* START STORED DATA *

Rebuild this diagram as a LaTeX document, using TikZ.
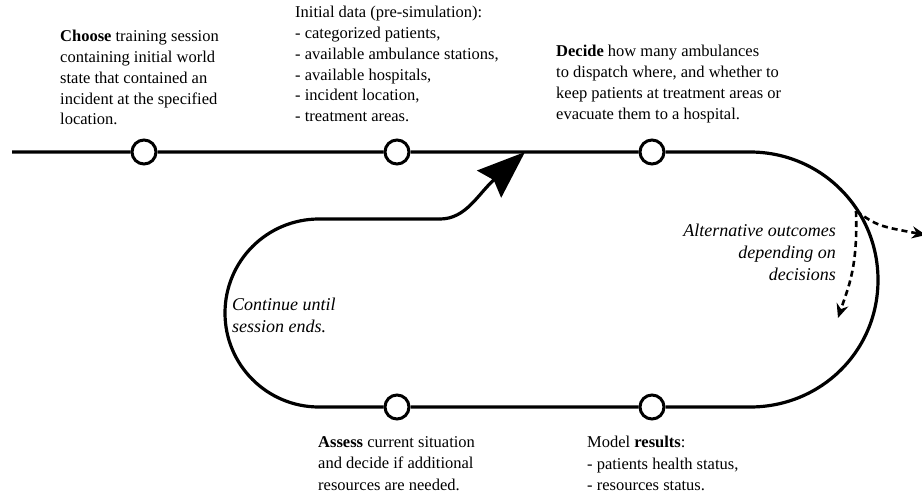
\documentclass[tikz,border=0pt]{standalone}
\usepackage{fontspec}
\setmainfont{Liberation Serif}
\usepackage{tikz}
\usetikzlibrary{arrows.meta}
\tikzstyle{track} = [line width=3.2pt]
\tikzstyle{waypoint} = [circle, draw, line width=3pt, fill=white, minimum size=24pt, inner sep=0pt]
\tikzstyle{note} = [inner sep=0pt, align=left, font=\fontsize{16.5}{20.8}\selectfont]
\tikzstyle{remark} = [inner sep=0pt, font=\fontsize{18}{22}\selectfont\itshape]
\tikzstyle{outcome} = [dash pattern=on 6pt off 4pt, line width=2.6pt, -{Stealth[length=14pt,width=12pt]}]
\tikzstyle{merge} = [-{Stealth[length=48pt,width=36pt,inset=6pt]}]

\begin{document}
\begin{tikzpicture}[yscale=-1]
			\useasboundingbox (0pt,0pt) rectangle (922pt,493pt);
			\coordinate (start) at (12pt,152pt);
			\node[waypoint] (choose) at (144pt,152pt) {};
			\node[waypoint] (initial) at (397pt,152pt) {};
			\node[waypoint] (decide) at (652pt,152pt) {};
			\node[waypoint] (results) at (652pt,407pt) {};
			\node[waypoint] (assess) at (397pt,407pt) {};
			\coordinate (rtop) at (750pt,152pt);
			\coordinate (rbot) at (750pt,407pt);
			\coordinate (lbot) at (319pt,407pt);
			\coordinate (ltop) at (319pt,219pt);
			\coordinate (bend) at (440pt,219pt);
			\coordinate (join) at (525pt,152pt);
			\coordinate (split) at (856pt,211pt);
			\coordinate (outA) at (926pt,235pt);
			\coordinate (outB) at (838pt,318pt);
			% main track
			\draw[track] (start) -- (choose) -- (initial) -- (decide) -- (rtop)
				.. controls (821pt,152pt) and (878pt,209pt) .. (878pt,280pt)
				.. controls (878pt,351pt) and (821pt,407pt) .. (rbot)
				-- (results) -- (assess) -- (lbot)
				.. controls (267pt,407pt) and (225pt,365pt) .. (225pt,313pt)
				.. controls (225pt,261pt) and (267pt,219pt) .. (ltop) -- (bend);
			\draw[track,merge] (bend) .. controls (466pt,219pt) and (478pt,194pt) .. (join);
			% alternative outcomes
			\draw[outcome] (split) .. controls (878pt,226pt) .. (outA);
			\draw[outcome] (split) .. controls (858pt,268pt) and (848pt,288pt) .. (outB);
			% texts
			\node[note, anchor=north west] (chooseText) at (60pt,30pt) {\textbf{Choose} training session\\containing initial world\\state that contained an\\incident at the specified\\location.};
			\node[note, anchor=north west] (initialText) at (295pt,6pt) {Initial data (pre-simulation):\\- categorized patients,\\- available ambulance stations,\\- available hospitals,\\- incident location,\\- treatment areas.};
			\node[note, anchor=north west] (decideText) at (556pt,45pt) {\textbf{Decide} how many ambulances\\to dispatch where, and whether to\\keep patients at treatment areas or\\evacuate them to a hospital.};
			\node[remark, align=right, anchor=north east] (altText) at (836pt,224pt) {Alternative outcomes\\depending on\\decisions};
			\node[remark, align=left, anchor=north west] (continueText) at (232pt,298pt) {Continue until\\session ends.};
			\node[note, anchor=north west, font=\fontsize{16.5}{21.5}\selectfont] (assessText) at (318pt,436pt) {\textbf{Assess} current situation\\and decide if additional\\resources are needed.};
			\node[note, anchor=north west, font=\fontsize{16.5}{21.5}\selectfont] (resultsText) at (587pt,436pt) {Model \textbf{results}:\\- patients health status,\\- resources status.};
		\end{tikzpicture}
\end{document}
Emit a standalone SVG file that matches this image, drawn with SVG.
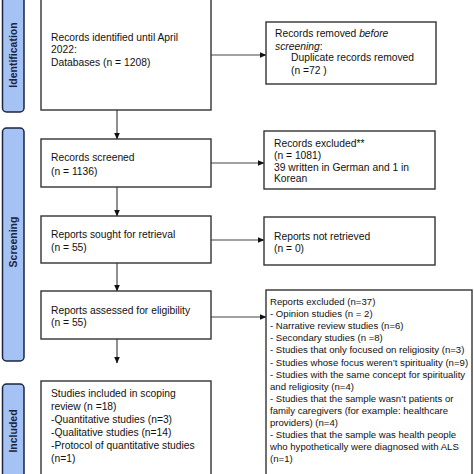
<svg xmlns="http://www.w3.org/2000/svg" width="474" height="474" viewBox="0 0 474 474">
<defs>
<marker id="ah" markerWidth="7" markerHeight="6" refX="6.5" refY="3" orient="auto" markerUnits="userSpaceOnUse">
<path d="M0,0 L7,3 L0,6 Z" fill="#111"/>
</marker>
<style>
.phase{fill:#a4c2f4;stroke:#1c2540;stroke-width:1.5}
.pt{font-family:"Liberation Sans",Arial,sans-serif;font-size:10.5px;font-weight:bold;fill:#1c2540;text-anchor:middle}
.box{fill:#fff;stroke:#333;stroke-width:1.4}
.t{font-family:"Liberation Sans",Arial,sans-serif;font-size:10.3px;fill:#111}
.ts{font-family:"Liberation Sans",Arial,sans-serif;font-size:9.6px;fill:#111}
.c{stroke:#444;stroke-width:1.2;fill:none;marker-end:url(#ah)}
</style>
</defs>
<rect width="474" height="474" fill="#fff"/>

<g id="phase-identification">
<rect class="phase" x="2.5" y="-8" width="21.5" height="120" rx="4"/>
<text class="pt" transform="translate(17,55) rotate(-90)">Identification</text>
</g>
<g id="phase-screening">
<rect class="phase" x="2.5" y="128" width="21.5" height="233" rx="4"/>
<text class="pt" transform="translate(17,242) rotate(-90)">Screening</text>
</g>
<g id="phase-included">
<rect class="phase" x="2.5" y="384" width="21.5" height="100" rx="4"/>
<text class="pt" transform="translate(17,431) rotate(-90)">Included</text>
</g>

<g id="connectors">
<line class="c" x1="211" y1="55" x2="266" y2="55"/>
<line class="c" x1="117" y1="110" x2="117" y2="139"/>
<line class="c" x1="211" y1="163" x2="264" y2="163"/>
<line class="c" x1="117" y1="187" x2="117" y2="216"/>
<line class="c" x1="211" y1="240" x2="264" y2="240"/>
<line class="c" x1="117" y1="263" x2="117" y2="291"/>
<line class="c" x1="211" y1="317" x2="266" y2="317"/>
<line class="c" x1="117" y1="339" x2="117" y2="363"/>
</g>

<g id="records-identified">
<rect class="box" x="41" y="-3" width="170" height="113"/>
<text class="t" x="51" y="40.5">Records identified until April</text>
<text class="t" x="51" y="53">2022:</text>
<text class="t" x="51" y="65.5">Databases (n = 1208)</text>
</g>
<g id="records-removed">
<rect class="box" x="266" y="22" width="170" height="62"/>
<text class="t" x="275" y="37">Records removed <tspan font-style="italic">before</tspan></text>
<text class="t" x="275" y="49.5" font-style="italic">screening<tspan font-style="normal">:</tspan></text>
<text class="t" x="291" y="61">Duplicate records removed</text>
<text class="t" x="291" y="73.5">(n =72 )</text>
</g>
<g id="records-screened">
<rect class="box" x="41" y="139" width="170" height="48"/>
<text class="t" x="51" y="161">Records screened</text>
<text class="t" x="51" y="174.5">(n = 1136)</text>
</g>
<g id="records-excluded">
<rect class="box" x="264" y="131" width="171" height="58"/>
<text class="t" x="274" y="147">Records excluded**</text>
<text class="t" x="274" y="159">(n = 1081)</text>
<text class="t" x="274" y="170.5">39 written in German and 1 in</text>
<text class="t" x="274" y="182">Korean</text>
</g>
<g id="reports-sought">
<rect class="box" x="41" y="216" width="170" height="47"/>
<text class="t" x="51" y="238">Reports sought for retrieval</text>
<text class="t" x="51" y="250.5">(n = 55)</text>
</g>
<g id="reports-not-retrieved">
<rect class="box" x="264" y="217" width="171" height="48"/>
<text class="t" x="274" y="240">Reports not retrieved</text>
<text class="t" x="274" y="251.5">(n = 0)</text>
</g>
<g id="reports-assessed">
<rect class="box" x="41" y="291" width="170" height="48"/>
<text class="t" x="51" y="314">Reports assessed for eligibility</text>
<text class="t" x="51" y="325.5">(n = 55)</text>
</g>
<g id="reports-excluded">
<rect class="box" x="266" y="290" width="206" height="195"/>
<text class="ts" x="270" y="305">Reports excluded (n=37)</text>
<text class="ts" x="270" y="317.1">- Opinion studies (n = 2)</text>
<text class="ts" x="270" y="329.2">- Narrative review studies (n=6)</text>
<text class="ts" x="270" y="341.3">- Secondary studies (n =8)</text>
<text class="ts" x="270" y="353.4">- Studies that only focused on religiosity (n=3)</text>
<text class="ts" x="270" y="365.5">- Studies whose focus weren’t spirituality (n=9)</text>
<text class="ts" x="270" y="377.6">- Studies with the same concept for spirituality</text>
<text class="ts" x="270" y="389.7">and religiosity (n=4)</text>
<text class="ts" x="270" y="401.8">- Studies that the sample wasn’t patients or</text>
<text class="ts" x="270" y="413.9">family caregivers (for example: healthcare</text>
<text class="ts" x="270" y="426">providers) (n=4)</text>
<text class="ts" x="270" y="438.1">- Studies that the sample was health people</text>
<text class="ts" x="270" y="450.2">who hypothetically were diagnosed with ALS</text>
<text class="ts" x="270" y="462.3">(n=1)</text>
</g>
<g id="studies-included">
<rect class="box" x="41" y="381" width="170" height="100"/>
<text class="t" x="51" y="397">Studies included in scoping</text>
<text class="t" x="51" y="409.9">review (n =18)</text>
<text class="t" x="51" y="422.8">-Quantitative studies (n=3)</text>
<text class="t" x="51" y="435.7">-Qualitative studies (n=14)</text>
<text class="t" x="51" y="448.6">-Protocol of quantitative studies</text>
<text class="t" x="51" y="461.5">(n=1)</text>
</g>
</svg>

* END STORED DATA *

EXERCISE TASK — Copy out every line holding the string "that".

FINISHED EXERCISE —
			\node[note, anchor=north west] (chooseText) at (60pt,30pt) {\textbf{Choose} training session\\containing initial world\\state that contained an\\incident at the specified\\location.};
Emit a standalone SVG file that matches this image, drawn with SVG.
<text class="ts" x="270" y="353.4">- Studies that only focused on religiosity (n=3)</text>
<text class="ts" x="270" y="401.8">- Studies that the sample wasn’t patients or</text>
<text class="ts" x="270" y="438.1">- Studies that the sample was health people</text>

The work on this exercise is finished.